Morales joins David Ferreira and Steve Zakuani on the sidelines, and if you add Branko Boskovic to the mix (the DC midfielder was victim of a tackle during a USOC match and tore knee ligaments as a result of it) then you have a handful of standouts who will no longer be able to play with their teams.

Is the league's rough play finally coming to the forefront? Or are these just isolated incidents that all happened to come together at the same time?

Whatever the case, suspensions are one way to prevent would-be tacklers from going at other players too viciously. Tackles are a part of the game but not every tackle needs to result in an injury, let alone a catastrophic one. Brian Mullan, who took out Zakuani with a grisly tackle, was slapped with a record 10-match suspension and fined $5,000.

Will the league follow suit and slap Mondaini with a 10-match ban?

I don't see the same circumstances at all in play with regards to the two tackles. Mullan looked angry at not having gotten a call and seemed bent on taking someone out. Mondaini looked more like a clumsy oaf lunging at a ball.

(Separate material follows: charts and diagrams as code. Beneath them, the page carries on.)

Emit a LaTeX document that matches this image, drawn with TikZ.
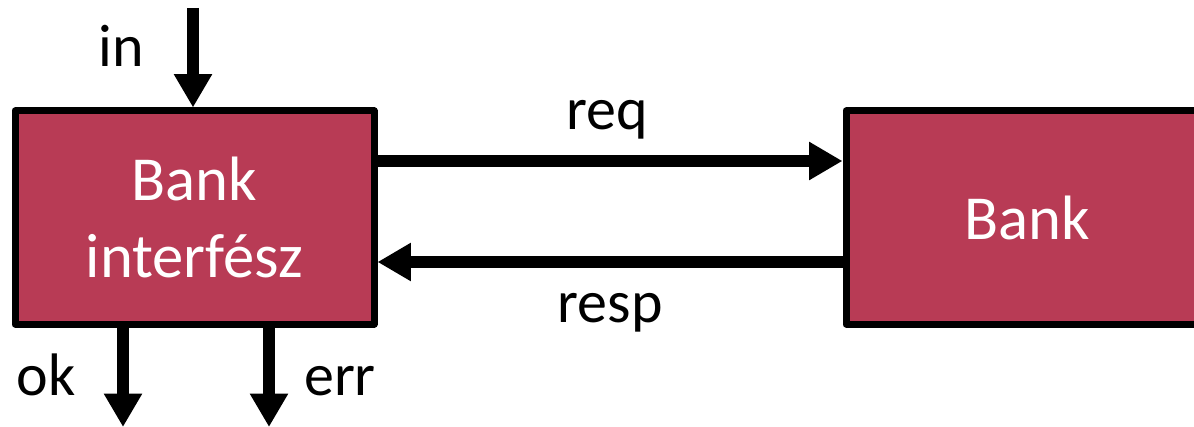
\documentclass[tikz,border=0pt]{standalone}
\usepackage{fontspec}
\setmainfont{Carlito}
\usetikzlibrary{arrows.meta,shadows}
\definecolor{bankred}{HTML}{B83B55}
\tikzset{
  block/.style={draw=black, line width=5.25pt, line join=round, fill=bankred,
    text=white, align=center, inner sep=0pt,
    minimum width=269.25pt, minimum height=159.75pt,
    font=\fontsize{47}{58}\selectfont,
    drop shadow={opacity=0.25, shadow xshift=2pt, shadow yshift=-2pt}},
  sig/.style={line width=8.5pt, -{Triangle[length=25pt,width=27pt]}},
  lbl/.style={anchor=base, inner sep=0pt, font=\fontsize{45}{54}\selectfont}
}
\begin{document}
\begin{tikzpicture}[x=0.75pt, y=-0.75pt]
  \clip (0,0) rectangle (1194,427);
  % the two blocks
  \node[block] (iface) at (194.5,217.5) {Bank\\interfész};
  \node[block, minimum width=271.5pt] (bank) at (1027,217.5) {Bank};

  % free ends of the outer signals
  \coordinate (inTop) at (193,8);
  \coordinate (okEnd) at (123,427);
  \coordinate (errEnd) at (269,427);

  \draw[sig] (inTop) -- (inTop |- iface.north);
  \draw[sig] (okEnd |- iface.south) -- (okEnd);
  \draw[sig] (errEnd |- iface.south) -- (errEnd);

  % request / response
  \draw[sig] (iface.east |- 0,161) -- (bank.west |- 0,161);
  \draw[sig] (bank.west |- 0,262) -- (iface.east |- 0,262);

  % labels
  \node[lbl] (inL) at (121,67) {in};
  \node[lbl] (okL) at (46,395) {ok};
  \node[lbl] (errL) at (340,395) {err};
  \node[lbl] (reqL) at (607,130) {req};
  \node[lbl] (respL) at (610,322) {resp};
\end{tikzpicture}
\end{document}
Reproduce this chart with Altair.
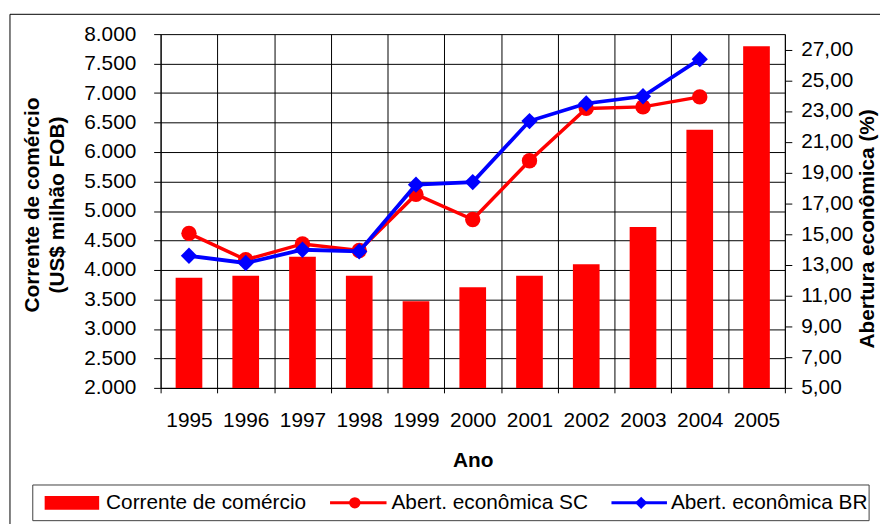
import altair as alt
import pandas as pd

# ---- data ----
years = ["1995", "1996", "1997", "1998", "1999", "2000", "2001", "2002", "2003", "2004", "2005"]
corrente = [3870, 3900, 4225, 3900, 3470, 3705, 3900, 4097, 4728, 6379, 7794]
abert_sc = [15.05, 13.33, 14.36, 13.93, 17.58, 15.95, 19.77, 23.17, 23.27, 23.92, None]
abert_br = [13.59, 13.12, 13.98, 13.87, 18.21, 18.38, 22.35, 23.49, 23.96, 26.37, None]
left_ticks = list(range(2000, 8001, 500))
right_ticks = [5, 7, 9, 11, 13, 15, 17, 19, 21, 23, 25, 27]
legend_labels = ["Corrente de comércio", "Abert. econômica SC", "Abert. econômica BR"]
left_title = ["Corrente de comércio", "(US$ milhão FOB)"]
right_title = "Abertura econômica (%)"
x_title = "Ano"

df = pd.DataFrame({"Ano": years, "cc": corrente, "sc": abert_sc, "br": abert_br})

FONT = "Liberation Sans"
RED = "#FF0000"
BLUE = "#0000FF"
FS = 21

x_enc = alt.X(
    "Ano:O",
    scale=alt.Scale(paddingInner=0, paddingOuter=0),
    axis=alt.Axis(
        title=x_title, grid=True, tickBand="extent", gridColor="#000000", gridOpacity=1,
        gridWidth=1, domainColor="#000000", tickColor="#000000", tickSize=5, labelAngle=0,
        labelFont=FONT, labelFontSize=FS, labelColor="#000000", labelPadding=17,
        titleFont=FONT, titleFontSize=21, titleFontWeight="bold", titleColor="#000000",
        titleY=79, titleBaseline="alphabetic",
    ),
)

bars = alt.Chart(df).mark_bar(color=RED, width=alt.RelativeBandSize(0.47)).encode(
    x=x_enc,
    y=alt.Y(
        "cc:Q",
        scale=alt.Scale(domain=[2000, 8000], nice=False, zero=False, clamp=True),
        axis=alt.Axis(
            title=left_title, values=left_ticks,
            labelExpr="replace(format(datum.value, ',d'), ',', '.')",
            grid=True, gridColor="#000000", gridOpacity=1, gridWidth=1,
            domainColor="#000000", tickColor="#000000", tickSize=7,
            labelFont=FONT, labelFontSize=FS, labelColor="#000000", labelPadding=18,
            titleFont=FONT, titleFontSize=21, titleFontWeight="bold", titleColor="#000000",
            titleAngle=270, titleX=-129, titleY=172, titleBaseline="middle", titleLineHeight=25,
        ),
    ),
)

right_axis = alt.Axis(
    orient="right", title=right_title, values=right_ticks,
    labelExpr="replace(format(datum.value, '.2f'), '.', ',')",
    grid=False, domainColor="#000000", tickColor="#000000", tickSize=7,
    labelFont=FONT, labelFontSize=FS, labelColor="#000000", labelPadding=9,
    titleFont=FONT, titleFontSize=21, titleFontWeight="bold", titleColor="#000000",
    titleAngle=270, titleX=89, titleY=196, titleBaseline="alphabetic",
)
right_scale = alt.Scale(domain=[5, 28], nice=False, zero=False)

sc_line = alt.Chart(df).mark_line(
    color=RED, strokeWidth=3.5,
    point=alt.OverlayMarkDef(shape="circle", filled=True, size=240, color=RED, opacity=1),
).encode(x=x_enc, y=alt.Y("sc:Q", scale=right_scale, axis=right_axis))

br_line = alt.Chart(df).mark_line(
    color=BLUE, strokeWidth=3.8,
    point=alt.OverlayMarkDef(shape="diamond", filled=True, size=270, color=BLUE, opacity=1),
).encode(x=x_enc, y=alt.Y("br:Q", scale=right_scale, axis=right_axis))

lines = alt.layer(sc_line, br_line)

one = alt.InlineData(values=[{"k": 1}])

border = alt.Chart(one).mark_rect(filled=False, stroke="#000000", strokeWidth=1).encode(
    x=alt.value(-152), x2=alt.value(760), y=alt.value(-20), y2=alt.value(560)
)
legend_box = alt.Chart(one).mark_rect(fill="#FFFFFF", stroke="#404040", strokeWidth=1).encode(
    x=alt.value(-129), x2=alt.value(715), y=alt.value(455), y2=alt.value(491)
)
LY = 473
sw = alt.Chart(one).mark_rect(color=RED).encode(
    x=alt.value(-117), x2=alt.value(-62), y=alt.value(LY - 7), y2=alt.value(LY + 7)
)
t1 = alt.Chart(one).mark_text(align="left", baseline="middle", font=FONT, fontSize=FS, color="#000000").encode(
    x=alt.value(-55), y=alt.value(LY), text=alt.value(legend_labels[0])
)
r2 = alt.Chart(one).mark_rule(color=RED, strokeWidth=3).encode(
    x=alt.value(171), x2=alt.value(228), y=alt.value(LY)
)
p2 = alt.Chart(one).mark_point(shape="circle", filled=True, size=130, color=RED, opacity=1).encode(
    x=alt.value(196), y=alt.value(LY)
)
t2 = alt.Chart(one).mark_text(align="left", baseline="middle", font=FONT, fontSize=FS, color="#000000").encode(
    x=alt.value(233), y=alt.value(LY), text=alt.value(legend_labels[1])
)
r3 = alt.Chart(one).mark_rule(color=BLUE, strokeWidth=3).encode(
    x=alt.value(455), x2=alt.value(511), y=alt.value(LY)
)
p3 = alt.Chart(one).mark_point(shape="diamond", filled=True, size=150, color=BLUE, opacity=1).encode(
    x=alt.value(485), y=alt.value(LY)
)
t3 = alt.Chart(one).mark_text(align="left", baseline="middle", font=FONT, fontSize=FS, color="#000000").encode(
    x=alt.value(515), y=alt.value(LY), text=alt.value(legend_labels[2])
)

chart = alt.layer(
    border, bars, lines, legend_box, sw, t1, r2, p2, t2, r3, p3, t3
).resolve_scale(y="independent").properties(
    width=630, height=357,
    autosize=alt.AutoSizeParams(type="none"),
    padding={"left": 154, "top": 24, "right": 96, "bottom": 135},
    background="#FFFFFF",
).configure_view(stroke=None)

chart.save("out.html", embed_options={"renderer": "svg", "actions": False})
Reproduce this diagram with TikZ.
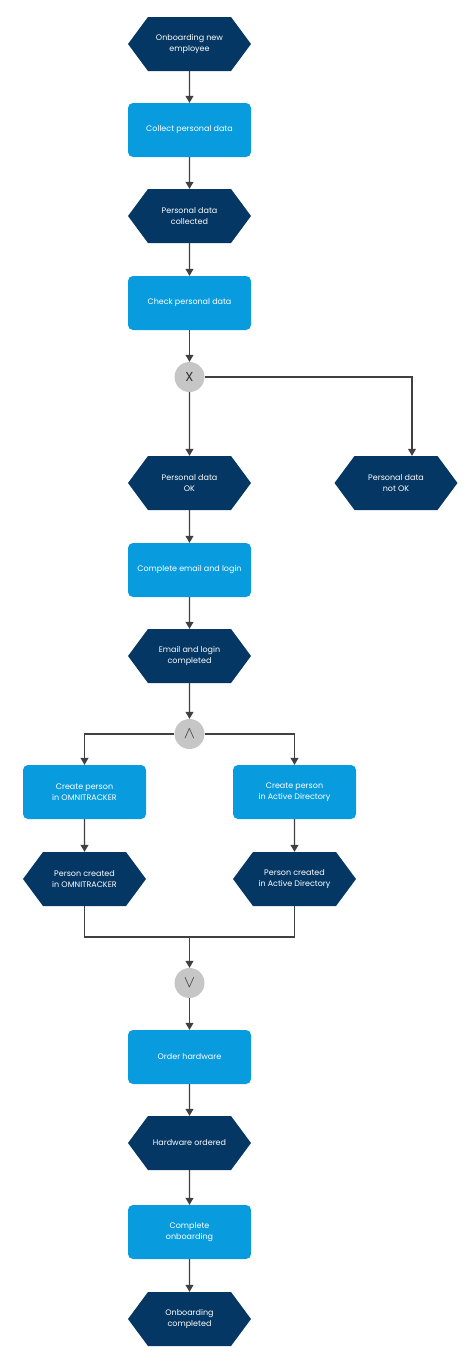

A three-match ban would be fair for Mondaini, but a ban of up to five games might be reasonable. Anything more is overreaction, not just because of what happened to Zakuani but what happened to Ferreira and what could happen to the next name player.

Having said that, I expect the league to overreact and give Mondaini seven games. For the record, Jonathan Leathers who took out Ferreira with a tackle, was not suspended and was not even called for a foul on the play. After all, not all tackles are dirty, nor are they vicious. There is a fine line between tackles and there's even a finer line between dirty tackles like Mullan's and clumsy tackles like Mondaini's.

The hope is this trend of stars falling by the wayside ends.